*What to do*.
Below is a block of records; reproduce all of them exactly and leave out any pictures.

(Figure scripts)
↓↓↓

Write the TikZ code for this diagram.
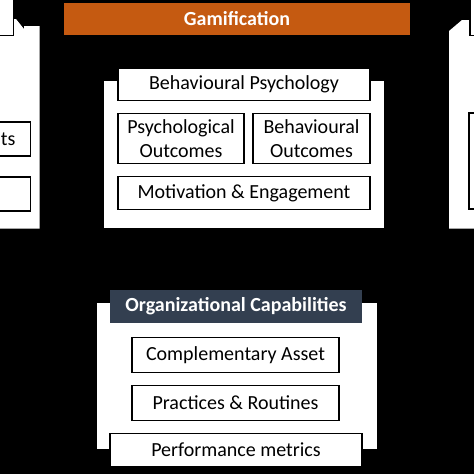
\documentclass[tikz,border=0pt]{standalone}
\usepackage{fontspec}
\setmainfont{Carlito}
\definecolor{gamorange}{HTML}{C55A11}
\definecolor{slate}{HTML}{333F50}
\begin{document}
\begin{tikzpicture}[x=1pt,y=-1pt,
  panel/.style={fill=white,draw=none},
  wbox/.style={draw=black,fill=white,line width=1.3pt,inner sep=0pt,align=center,
    font=\fontsize{20}{24}\selectfont,text=black},
  banner/.style={inner sep=0pt,align=center,text=white,
    font=\fontsize{20}{24}\selectfont\bfseries}]
\useasboundingbox (0,0) rectangle (474,474);
\clip (0,0) rectangle (474,474);
\fill[black] (0,0) rectangle (474,474);
% top banner
\node[banner,fill=gamorange,minimum width=346pt,minimum height=32pt] (gam) at (237,19) {Gamification};
% left panel (cropped)
\fill[white] (-2,35) -- (-2,228.5) -- (39.5,228.5) -- (39.5,26) -- (24,26) -- (24,29) -- (16,19) -- (13,19) -- cycle;
\node[wbox,minimum width=17pt,minimum height=39pt] (ltitle) at (5,16) {};
\node[wbox,minimum width=35pt,minimum height=34pt] (lbox1) at (13,139) {};
\node[wbox,anchor=east,draw=none,fill=none] (ltext) at (16,139) {ts};
\node[wbox,minimum width=35pt,minimum height=34pt] (lbox2) at (13,194) {};
% right panel (cropped)
\fill[white] (449,31) -- (449,228.5) -- (476,228.5) -- (476,20) -- (462,20) -- cycle;
\node[wbox,minimum width=10pt,minimum height=39pt] (rtitle) at (475,16) {};
\node[wbox,minimum width=10pt,minimum height=96pt] (rbox) at (474,161) {};
% middle panel
\node[panel,minimum width=280pt,minimum height=147pt,inner sep=0pt] (midpanel) at (244,154.5) {};
\node[wbox,minimum width=252pt,minimum height=32pt] (bpsy) at (244,84.5) {Behavioural Psychology};
\node[wbox,minimum width=126pt,minimum height=50pt] (psyout) at (181,138.5) {Psychological\\Outcomes};
\node[wbox,minimum width=117pt,minimum height=50pt] (behout) at (311.5,138.5) {Behavioural\\Outcomes};
\node[wbox,minimum width=252pt,minimum height=33pt] (motiv) at (244,193) {Motivation \& Engagement};
% bottom panel
\node[panel,minimum width=280pt,minimum height=146pt,inner sep=0pt] (botpanel) at (237,376) {};
\node[banner,fill=slate,minimum width=252pt,minimum height=33pt] (orgcap) at (236,306) {Organizational Capabilities};
\node[wbox,minimum width=207pt,minimum height=35pt] (comp) at (235.5,355) {Complementary Asset};
\node[wbox,minimum width=207pt,minimum height=35pt] (pract) at (235.5,403) {Practices \& Routines};
\node[wbox,minimum width=252pt,minimum height=33pt] (perf) at (236,450) {Performance metrics};
\end{tikzpicture}
\end{document}
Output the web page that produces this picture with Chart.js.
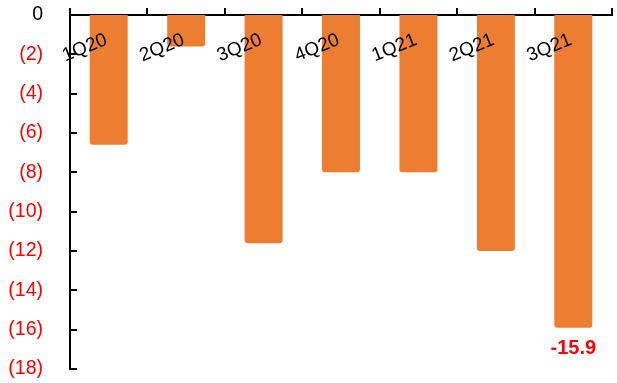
<!DOCTYPE html>
<html>
<head>
<meta charset="utf-8">
<script src="https://cdn.jsdelivr.net/npm/chart.js@4/dist/chart.umd.min.js"></script>
<style>
html,body{margin:0;padding:0;background:#fff;}
#wrap{width:617px;height:383px;}
</style>
</head>
<body>
<div id="wrap"><canvas id="chart" width="617" height="383"></canvas></div>
<script>
// quarterly values
let quarters = ['1Q20','2Q20','3Q20','4Q20','1Q21','2Q21','3Q21'];
let values = [-6.6, -1.6, -11.6, -8.0, -8.0, -12.0, -15.9];
let shownLabels = ['', '', '', '', '', '', '-15.9'];
let yTicks = [0, -2, -4, -6, -8, -10, -12, -14, -16, -18];

const FONT = 'Liberation Sans, Arial, sans-serif';

// category names sit inside the plot, tilted, just under the top axis
const quarterLabels = {
    id: 'quarterLabels',
    afterDatasetsDraw(chart){
        let ctx = chart.ctx, x = chart.scales.x, y = chart.scales.y;
        ctx.save();
        ctx.fillStyle = '#000';
        ctx.font = '19px ' + FONT;
        ctx.textAlign = 'center';
        ctx.textBaseline = 'middle';
        quarters.forEach((q,i)=>{
            ctx.save();
            ctx.translate(x.getPixelForValue(i) - 24, y.top + 33);
            ctx.rotate(-22*Math.PI/180);
            ctx.fillText(q, 0, 0);
            ctx.restore();
        });
        // inward tick marks on the y axis
        ctx.strokeStyle = '#000';
        ctx.lineWidth = 2;
        yTicks.forEach(v=>{
            let py = Math.round(y.getPixelForValue(v));
            ctx.beginPath();
            ctx.moveTo(x.left, py);
            ctx.lineTo(x.left + 7, py);
            ctx.stroke();
        });
        // value label under the last bar
        ctx.fillStyle = '#ff0000';
        ctx.font = 'bold 20px ' + FONT;
        ctx.textBaseline = 'top';
        shownLabels.forEach((t,i)=>{
            if(!t) return;
            ctx.fillText(t, x.getPixelForValue(i), y.getPixelForValue(values[i]) + 11);
        });
        ctx.restore();
    }
};

new Chart(document.getElementById('chart'),{
    type:'bar',
    data:{labels:quarters,datasets:[{data:values,backgroundColor:'#ED7D31',borderRadius:3,barPercentage:0.49,categoryPercentage:1}]},
    options:{
        responsive:false,
        animation:false,
        layout:{autoPadding:false,padding:{top:0,right:5,bottom:14,left:0}},
        plugins:{legend:{display:false},tooltip:{enabled:false}},
        scales:{
            x:{
                position:'top',
                offset:true,
                grid:{offset:true,drawOnChartArea:false,color:'#000',lineWidth:2,tickLength:7},
                border:{color:'#000',width:2},
                ticks:{display:false},
                afterFit(s){s.height=15;}
            },
            y:{
                min:yTicks[yTicks.length-1],max:yTicks[0],
                grid:{display:false},
                border:{color:'#000',width:2},
                ticks:{
                    stepSize:2,
                    padding:19,
                    font:{family:FONT,size:19.5},
                    color:c=>c.tick.value===0?'#000':'#ff0000',
                    callback:v=>v===0?'0':'('+(-v)+')'
                },
                afterFit(s){s.width=70;s.paddingTop=0;s.paddingBottom=0;}
            }
        }
    },
    plugins:[quarterLabels]
});
</script>
</body>
</html>
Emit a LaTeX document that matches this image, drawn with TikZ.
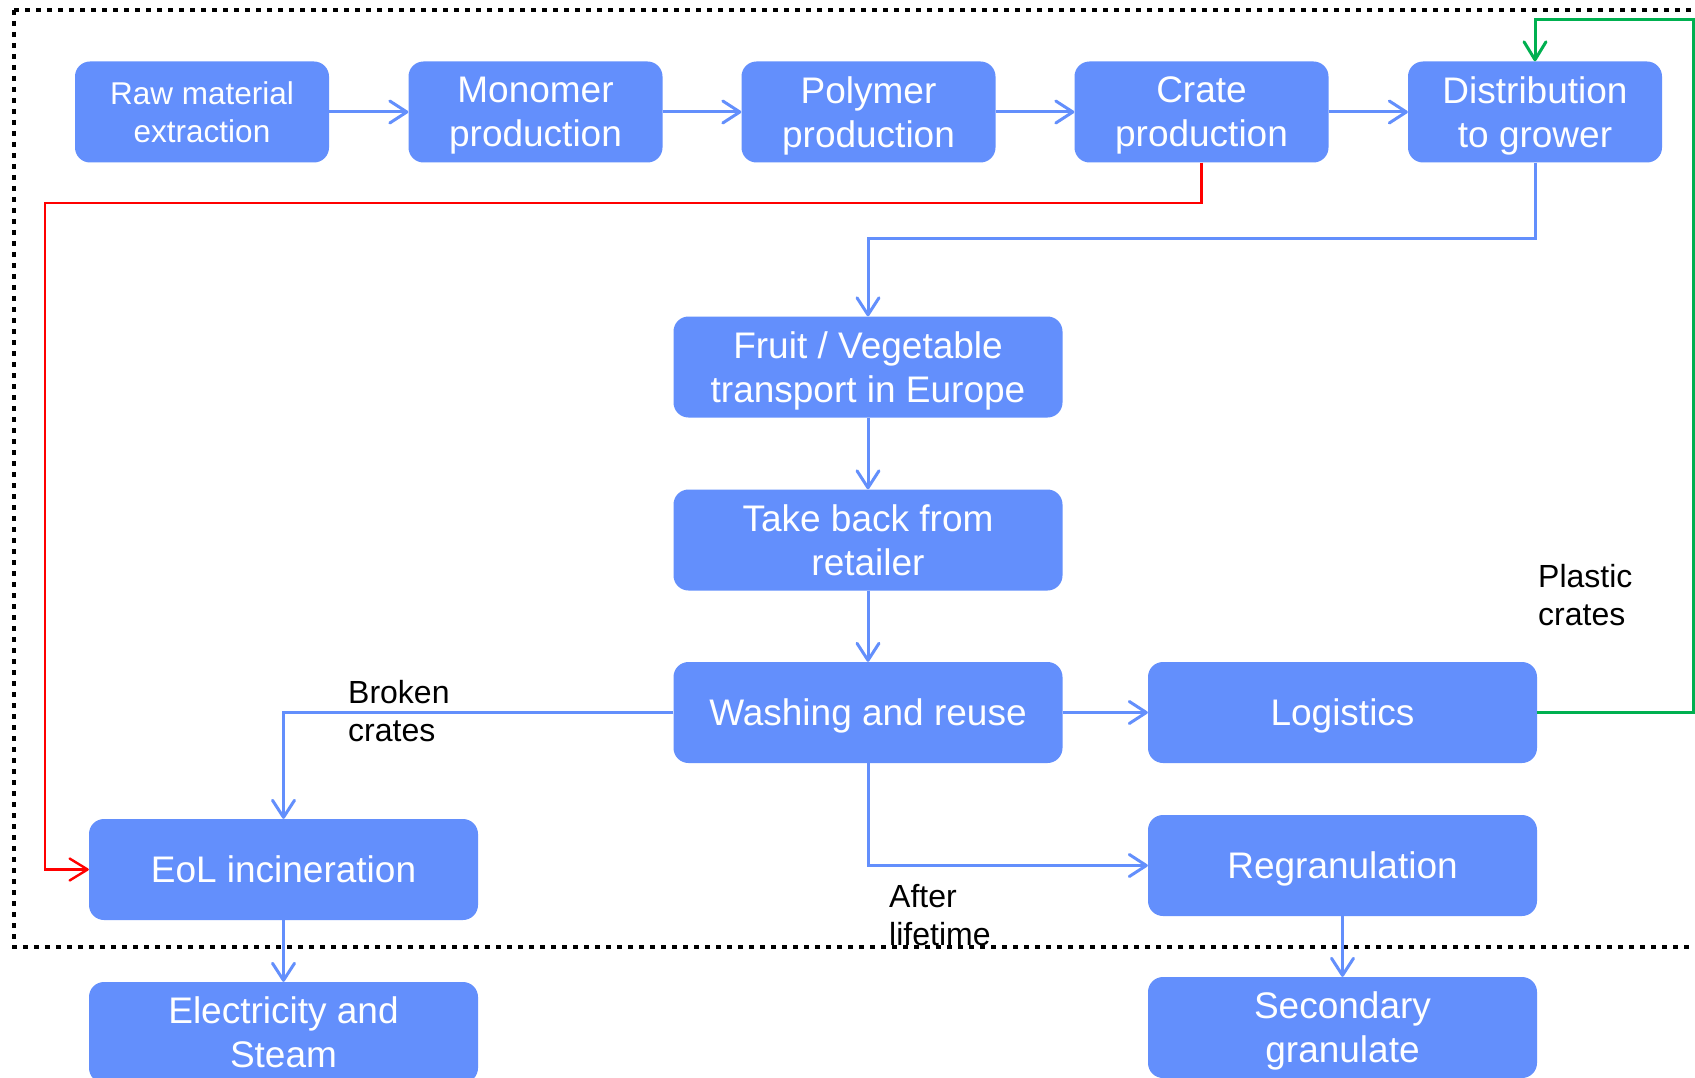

↑↑↑

*Task response*.
Write the TikZ code for this diagram.
\documentclass[tikz,border=0pt]{standalone}
\usepackage{fontspec}
\setmainfont{Carlito}
\definecolor{gamorange}{HTML}{C55A11}
\definecolor{slate}{HTML}{333F50}
\begin{document}
\begin{tikzpicture}[x=1pt,y=-1pt,
  panel/.style={fill=white,draw=none},
  wbox/.style={draw=black,fill=white,line width=1.3pt,inner sep=0pt,align=center,
    font=\fontsize{20}{24}\selectfont,text=black},
  banner/.style={inner sep=0pt,align=center,text=white,
    font=\fontsize{20}{24}\selectfont\bfseries}]
\useasboundingbox (0,0) rectangle (474,474);
\clip (0,0) rectangle (474,474);
\fill[black] (0,0) rectangle (474,474);
% top banner
\node[banner,fill=gamorange,minimum width=346pt,minimum height=32pt] (gam) at (237,19) {Gamification};
% left panel (cropped)
\fill[white] (-2,35) -- (-2,228.5) -- (39.5,228.5) -- (39.5,26) -- (24,26) -- (24,29) -- (16,19) -- (13,19) -- cycle;
\node[wbox,minimum width=17pt,minimum height=39pt] (ltitle) at (5,16) {};
\node[wbox,minimum width=35pt,minimum height=34pt] (lbox1) at (13,139) {};
\node[wbox,anchor=east,draw=none,fill=none] (ltext) at (16,139) {ts};
\node[wbox,minimum width=35pt,minimum height=34pt] (lbox2) at (13,194) {};
% right panel (cropped)
\fill[white] (449,31) -- (449,228.5) -- (476,228.5) -- (476,20) -- (462,20) -- cycle;
\node[wbox,minimum width=10pt,minimum height=39pt] (rtitle) at (475,16) {};
\node[wbox,minimum width=10pt,minimum height=96pt] (rbox) at (474,161) {};
% middle panel
\node[panel,minimum width=280pt,minimum height=147pt,inner sep=0pt] (midpanel) at (244,154.5) {};
\node[wbox,minimum width=252pt,minimum height=32pt] (bpsy) at (244,84.5) {Behavioural Psychology};
\node[wbox,minimum width=126pt,minimum height=50pt] (psyout) at (181,138.5) {Psychological\\Outcomes};
\node[wbox,minimum width=117pt,minimum height=50pt] (behout) at (311.5,138.5) {Behavioural\\Outcomes};
\node[wbox,minimum width=252pt,minimum height=33pt] (motiv) at (244,193) {Motivation \& Engagement};
% bottom panel
\node[panel,minimum width=280pt,minimum height=146pt,inner sep=0pt] (botpanel) at (237,376) {};
\node[banner,fill=slate,minimum width=252pt,minimum height=33pt] (orgcap) at (236,306) {Organizational Capabilities};
\node[wbox,minimum width=207pt,minimum height=35pt] (comp) at (235.5,355) {Complementary Asset};
\node[wbox,minimum width=207pt,minimum height=35pt] (pract) at (235.5,403) {Practices \& Routines};
\node[wbox,minimum width=252pt,minimum height=33pt] (perf) at (236,450) {Performance metrics};
\end{tikzpicture}
\end{document}
Output the web page that produces this picture with Chart.js.
<!DOCTYPE html>
<html>
<head>
<meta charset="utf-8">
<script src="https://cdn.jsdelivr.net/npm/chart.js@4/dist/chart.umd.min.js"></script>
<style>
html,body{margin:0;padding:0;background:#fff;}
#wrap{width:617px;height:383px;}
</style>
</head>
<body>
<div id="wrap"><canvas id="chart" width="617" height="383"></canvas></div>
<script>
// quarterly values
let quarters = ['1Q20','2Q20','3Q20','4Q20','1Q21','2Q21','3Q21'];
let values = [-6.6, -1.6, -11.6, -8.0, -8.0, -12.0, -15.9];
let shownLabels = ['', '', '', '', '', '', '-15.9'];
let yTicks = [0, -2, -4, -6, -8, -10, -12, -14, -16, -18];

const FONT = 'Liberation Sans, Arial, sans-serif';

// category names sit inside the plot, tilted, just under the top axis
const quarterLabels = {
    id: 'quarterLabels',
    afterDatasetsDraw(chart){
        let ctx = chart.ctx, x = chart.scales.x, y = chart.scales.y;
        ctx.save();
        ctx.fillStyle = '#000';
        ctx.font = '19px ' + FONT;
        ctx.textAlign = 'center';
        ctx.textBaseline = 'middle';
        quarters.forEach((q,i)=>{
            ctx.save();
            ctx.translate(x.getPixelForValue(i) - 24, y.top + 33);
            ctx.rotate(-22*Math.PI/180);
            ctx.fillText(q, 0, 0);
            ctx.restore();
        });
        // inward tick marks on the y axis
        ctx.strokeStyle = '#000';
        ctx.lineWidth = 2;
        yTicks.forEach(v=>{
            let py = Math.round(y.getPixelForValue(v));
            ctx.beginPath();
            ctx.moveTo(x.left, py);
            ctx.lineTo(x.left + 7, py);
            ctx.stroke();
        });
        // value label under the last bar
        ctx.fillStyle = '#ff0000';
        ctx.font = 'bold 20px ' + FONT;
        ctx.textBaseline = 'top';
        shownLabels.forEach((t,i)=>{
            if(!t) return;
            ctx.fillText(t, x.getPixelForValue(i), y.getPixelForValue(values[i]) + 11);
        });
        ctx.restore();
    }
};

new Chart(document.getElementById('chart'),{
    type:'bar',
    data:{labels:quarters,datasets:[{data:values,backgroundColor:'#ED7D31',borderRadius:3,barPercentage:0.49,categoryPercentage:1}]},
    options:{
        responsive:false,
        animation:false,
        layout:{autoPadding:false,padding:{top:0,right:5,bottom:14,left:0}},
        plugins:{legend:{display:false},tooltip:{enabled:false}},
        scales:{
            x:{
                position:'top',
                offset:true,
                grid:{offset:true,drawOnChartArea:false,color:'#000',lineWidth:2,tickLength:7},
                border:{color:'#000',width:2},
                ticks:{display:false},
                afterFit(s){s.height=15;}
            },
            y:{
                min:yTicks[yTicks.length-1],max:yTicks[0],
                grid:{display:false},
                border:{color:'#000',width:2},
                ticks:{
                    stepSize:2,
                    padding:19,
                    font:{family:FONT,size:19.5},
                    color:c=>c.tick.value===0?'#000':'#ff0000',
                    callback:v=>v===0?'0':'('+(-v)+')'
                },
                afterFit(s){s.width=70;s.paddingTop=0;s.paddingBottom=0;}
            }
        }
    },
    plugins:[quarterLabels]
});
</script>
</body>
</html>
Emit a LaTeX document that matches this image, drawn with TikZ.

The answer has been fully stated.